Have you ever found yourself in a situation where you’re left wondering why you opted for one financial choice over another, even when the outcomes appeared to be equally favourable? Well, that’s the result of prospect theory at work. Instead of just looking at the numbers, we tend to evaluate situations in terms of potential gains and losses. Here, emotions tend to have a stronger pull than logic and rational thinking when we make certain decisions.
What is prospect theory?
Prospect theory is a psychological framework that explains how people make decisions involving risk and uncertainty (Kahneman, 1979). In a nutshell, it suggests that our decisions aren’t solely about the final outcome but rather about the possible gains and losses – we’re more afraid of potential losses than we are enthusiastic about potential gains.
For instance, imagine you have a choice between two investment opportunities: one with a guaranteed return of $500 and another with a 50% chance of gaining $1,000. Prospect theory suggests that most people would choose the guaranteed $500 in order to avoid the loss, even though there is a possibility of gaining a larger reward for taking a risk.
Why does it happen?
Prospect theory occurs due to cognitive biases that influence how people perceive and evaluate choices (Kahneman, 1979). Loss aversion is a central component, where people tend to overweigh potential losses compared to equivalent gains.

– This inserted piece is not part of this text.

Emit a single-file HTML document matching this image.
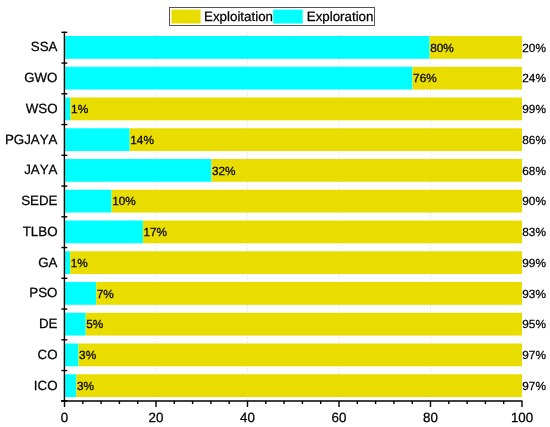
<!DOCTYPE html>
<html><head><meta charset="utf-8"><title>Exploration vs Exploitation</title>
<style>
html,body{margin:0;padding:0;background:#fff;}
body{width:550px;height:427px;overflow:hidden;}
svg{display:block;}
text{font-family:"Liberation Sans",Arial,Helvetica,sans-serif;fill:#000;font-kerning:none;text-rendering:geometricPrecision;stroke:#000;stroke-width:0.25px;}
</style></head><body>
<svg width="550" height="427" viewBox="0 0 550 427">
<rect x="0" y="0" width="550" height="427" fill="#fff"/>
<g stroke="#d8d8d8" stroke-width="1" stroke-dasharray="1,2">
<line x1="156.00" y1="32.30" x2="156.00" y2="401.00"/>
<line x1="247.50" y1="32.30" x2="247.50" y2="401.00"/>
<line x1="339.00" y1="32.30" x2="339.00" y2="401.00"/>
<line x1="430.50" y1="32.30" x2="430.50" y2="401.00"/>
</g>
<rect x="65.00" y="36.00" width="364.60" height="22.80" fill="#00ffff"/><rect x="429.60" y="36.00" width="92.40" height="22.80" fill="#e9dd00"/>
<rect x="65.00" y="66.75" width="347.50" height="22.80" fill="#00ffff"/><rect x="412.50" y="66.75" width="109.50" height="22.80" fill="#e9dd00"/>
<rect x="65.00" y="97.50" width="5.50" height="22.80" fill="#00ffff"/><rect x="70.50" y="97.50" width="451.50" height="22.80" fill="#e9dd00"/>
<rect x="65.00" y="128.25" width="64.70" height="22.80" fill="#00ffff"/><rect x="129.70" y="128.25" width="392.30" height="22.80" fill="#e9dd00"/>
<rect x="65.00" y="159.00" width="146.40" height="22.80" fill="#00ffff"/><rect x="211.40" y="159.00" width="310.60" height="22.80" fill="#e9dd00"/>
<rect x="65.00" y="189.75" width="46.60" height="22.80" fill="#00ffff"/><rect x="111.60" y="189.75" width="410.40" height="22.80" fill="#e9dd00"/>
<rect x="65.00" y="220.50" width="77.90" height="22.80" fill="#00ffff"/><rect x="142.90" y="220.50" width="379.10" height="22.80" fill="#e9dd00"/>
<rect x="65.00" y="251.25" width="5.20" height="22.80" fill="#00ffff"/><rect x="70.20" y="251.25" width="451.80" height="22.80" fill="#e9dd00"/>
<rect x="65.00" y="282.00" width="31.20" height="22.80" fill="#00ffff"/><rect x="96.20" y="282.00" width="425.80" height="22.80" fill="#e9dd00"/>
<rect x="65.00" y="312.75" width="20.70" height="22.80" fill="#00ffff"/><rect x="85.70" y="312.75" width="436.30" height="22.80" fill="#e9dd00"/>
<rect x="65.00" y="343.50" width="13.50" height="22.80" fill="#00ffff"/><rect x="78.50" y="343.50" width="443.50" height="22.80" fill="#e9dd00"/>
<rect x="65.00" y="374.25" width="11.30" height="22.80" fill="#00ffff"/><rect x="76.30" y="374.25" width="445.70" height="22.80" fill="#e9dd00"/>
<g font-size="11.8">
<text x="430.20" y="51.52">80%</text><text x="522.30" y="51.52">20%</text>
<text x="413.10" y="82.27">76%</text><text x="522.30" y="82.27">24%</text>
<text x="71.10" y="113.02">1%</text><text x="522.30" y="113.02">99%</text>
<text x="130.30" y="143.78">14%</text><text x="522.30" y="143.78">86%</text>
<text x="212.00" y="174.53">32%</text><text x="522.30" y="174.53">68%</text>
<text x="112.20" y="205.28">10%</text><text x="522.30" y="205.28">90%</text>
<text x="143.50" y="236.03">17%</text><text x="522.30" y="236.03">83%</text>
<text x="70.80" y="266.78">1%</text><text x="522.30" y="266.78">99%</text>
<text x="96.80" y="297.53">7%</text><text x="522.30" y="297.53">93%</text>
<text x="86.30" y="328.28">5%</text><text x="522.30" y="328.28">95%</text>
<text x="79.10" y="359.03">3%</text><text x="522.30" y="359.03">97%</text>
<text x="76.90" y="389.78">3%</text><text x="522.30" y="389.78">97%</text>
</g>
<g font-size="13.33" text-anchor="end">
<text x="57.50" y="51.38">SSA</text>
<text x="57.50" y="82.12">GWO</text>
<text x="57.50" y="112.88">WSO</text>
<text x="57.50" y="143.62">PGJAYA</text>
<text x="57.50" y="174.38">JAYA</text>
<text x="57.50" y="205.12">SEDE</text>
<text x="57.50" y="235.88">TLBO</text>
<text x="57.50" y="266.62">GA</text>
<text x="57.50" y="297.38">PSO</text>
<text x="57.50" y="328.12">DE</text>
<text x="57.50" y="358.88">CO</text>
<text x="57.50" y="389.62">ICO</text>
</g>
<g font-size="13.33" text-anchor="middle">
<text x="64.50" y="421.60">0</text>
<text x="156.00" y="421.60">20</text>
<text x="247.50" y="421.60">40</text>
<text x="339.00" y="421.60">60</text>
<text x="430.50" y="421.60">80</text>
<text x="522.00" y="421.60">100</text>
</g>
<g stroke="#000" stroke-width="1.4" fill="none">
<line x1="64.40" y1="31.80" x2="64.40" y2="401.70"/>
<line x1="61" y1="401.00" x2="522.50" y2="401.00"/>
<line x1="61.4" y1="32.30" x2="67.3" y2="32.30"/><line x1="61.4" y1="63.05" x2="67.3" y2="63.05"/><line x1="61.4" y1="93.80" x2="67.3" y2="93.80"/><line x1="61.4" y1="124.55" x2="67.3" y2="124.55"/><line x1="61.4" y1="155.30" x2="67.3" y2="155.30"/><line x1="61.4" y1="186.05" x2="67.3" y2="186.05"/><line x1="61.4" y1="216.80" x2="67.3" y2="216.80"/><line x1="61.4" y1="247.55" x2="67.3" y2="247.55"/><line x1="61.4" y1="278.30" x2="67.3" y2="278.30"/><line x1="61.4" y1="309.05" x2="67.3" y2="309.05"/><line x1="61.4" y1="339.80" x2="67.3" y2="339.80"/><line x1="61.4" y1="370.55" x2="67.3" y2="370.55"/><line x1="61.4" y1="401.00" x2="67.3" y2="401.00"/>
<line x1="64.50" y1="401.00" x2="64.50" y2="407"/><line x1="156.00" y1="401.00" x2="156.00" y2="407"/><line x1="247.50" y1="401.00" x2="247.50" y2="407"/><line x1="339.00" y1="401.00" x2="339.00" y2="407"/><line x1="430.50" y1="401.00" x2="430.50" y2="407"/><line x1="522.00" y1="401.00" x2="522.00" y2="407"/>
<line x1="82.80" y1="401.00" x2="82.80" y2="404"/><line x1="101.10" y1="401.00" x2="101.10" y2="404"/><line x1="119.40" y1="401.00" x2="119.40" y2="404"/><line x1="137.70" y1="401.00" x2="137.70" y2="404"/><line x1="174.30" y1="401.00" x2="174.30" y2="404"/><line x1="192.60" y1="401.00" x2="192.60" y2="404"/><line x1="210.90" y1="401.00" x2="210.90" y2="404"/><line x1="229.20" y1="401.00" x2="229.20" y2="404"/><line x1="265.80" y1="401.00" x2="265.80" y2="404"/><line x1="284.10" y1="401.00" x2="284.10" y2="404"/><line x1="302.40" y1="401.00" x2="302.40" y2="404"/><line x1="320.70" y1="401.00" x2="320.70" y2="404"/><line x1="357.30" y1="401.00" x2="357.30" y2="404"/><line x1="375.60" y1="401.00" x2="375.60" y2="404"/><line x1="393.90" y1="401.00" x2="393.90" y2="404"/><line x1="412.20" y1="401.00" x2="412.20" y2="404"/><line x1="448.80" y1="401.00" x2="448.80" y2="404"/><line x1="467.10" y1="401.00" x2="467.10" y2="404"/><line x1="485.40" y1="401.00" x2="485.40" y2="404"/><line x1="503.70" y1="401.00" x2="503.70" y2="404"/>
</g>
<rect x="169.5" y="7.5" width="205" height="18" fill="#fff" stroke="#555" stroke-width="1"/>
<rect x="171.5" y="9.6" width="29.1" height="13.9" fill="#e9dd00"/>
<rect x="273.2" y="9.6" width="29.5" height="13.9" fill="#00ffff"/>
<text x="204.05" y="20.8" font-size="13.33">Exploitation</text>
<text x="306.75" y="20.8" font-size="13.33">Exploration</text>
</svg>
</body></html>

Furthermore, framing effects, which involve presenting information in different ways, can significantly impact decision-making. For instance, offering a discount with a “save $100” versus “10% off” can yield different results, even though the financial outcome can be identical. This is because the framing of information influences how people perceive the choice.
How can the prospect theory be applied to digital banking?
A core tenant of prospect theory is that the positive feeling associated with a gain tends to reduce over time. In order to maintain the positive feeling of gains for longer, financial institutions should break up gains into smaller parts and provide customers with a visual representation of each gain to maintain engagement throughout the journey. If providing behaviour-based incentives to customers, financial institutions should consider breaking them down into smaller bitesize rewards that are shared within a certain timeframe rather than all at once.
Considering that most people tend to avoid losses, financial institutions should consider how they frame the messaging around products and services they are offering. Instead of focusing on the gains, financial institutions can create messaging that promotes avoiding a potential loss. For example, rather than “gain 1% interest by switching to xx account”, consider this messaging “Don’t lose out on 1% interest by staying with your current bank account”.